Question : how do you rate the number based on the low, med, high rank?
In other words, how do you know if 210 (per the attached example) is high rank?
Please advise, thanks!
Asset criticality is a form of evaluation in which assets are evaluated on the basis the impact a failure of this equipment presents. The factors depend upon the type of the Industry for example in the Food Industry one can use the following
This impact is considered for: Safety (personal), Environment, Product Quality, Food safety and cost to operate.
If the equipment fails, what impact will the failure have on... (Safety, Environment, etc.)

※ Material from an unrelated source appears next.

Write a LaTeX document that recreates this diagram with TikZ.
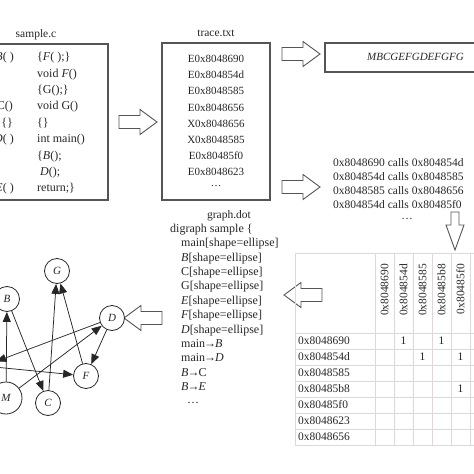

And as Mviz said this is a group effort
Each of these factors can have sub categories which can be given different weightage
Safety Impact can have following sub categories
1. Critical Safety Equipment
Equipment has no critical Device 0
Equipment is equipped with critical safety Device 30
Equipment is a critical safety Device 50
2. Injury Potential
Potential for Minor injury 10
Potential for Moderate injury 20
Potential for Serious injury / Death 30
3. Fire / Explosion Potential
Low Potential 10
Moderate Potential 20
High Potential 30
4. Loss Potential
No Potential Loss 0
Potential for Minor Loss 10
Potential for Moderate Loss 20
Potential for Serious Loss 30
From all this we will get Safety Rank
Similarly we can make sub categories for other factors like Environment, Product Quality, Food safety and cost to operate and assign them some weightage and we can get the overall ranking for each asset.
It is important to start this assessment with the right mix of people
• Select a team of 4 - 6 participants who will understand the facility(s) being evaluated from all of the relevant perspectives: Safety, Environmental, Food Safety, Customer Service, and Operations.
• Each participant must ensure that the perspective they represent is heard and considered in the group discussion.
• The group must come to a consensus on each item. If this is not possible at first, skip the item and come back to it later rather than spend a lot of time on it.
• The group will determine individual “field” definitions. Remember the assessment ranks criticality of a particular facility. The key is consistency throughout one evaluation.
• Realize that the first 5 to 10 pieces of equipment will require the most time. After that, work will progress much more quickly.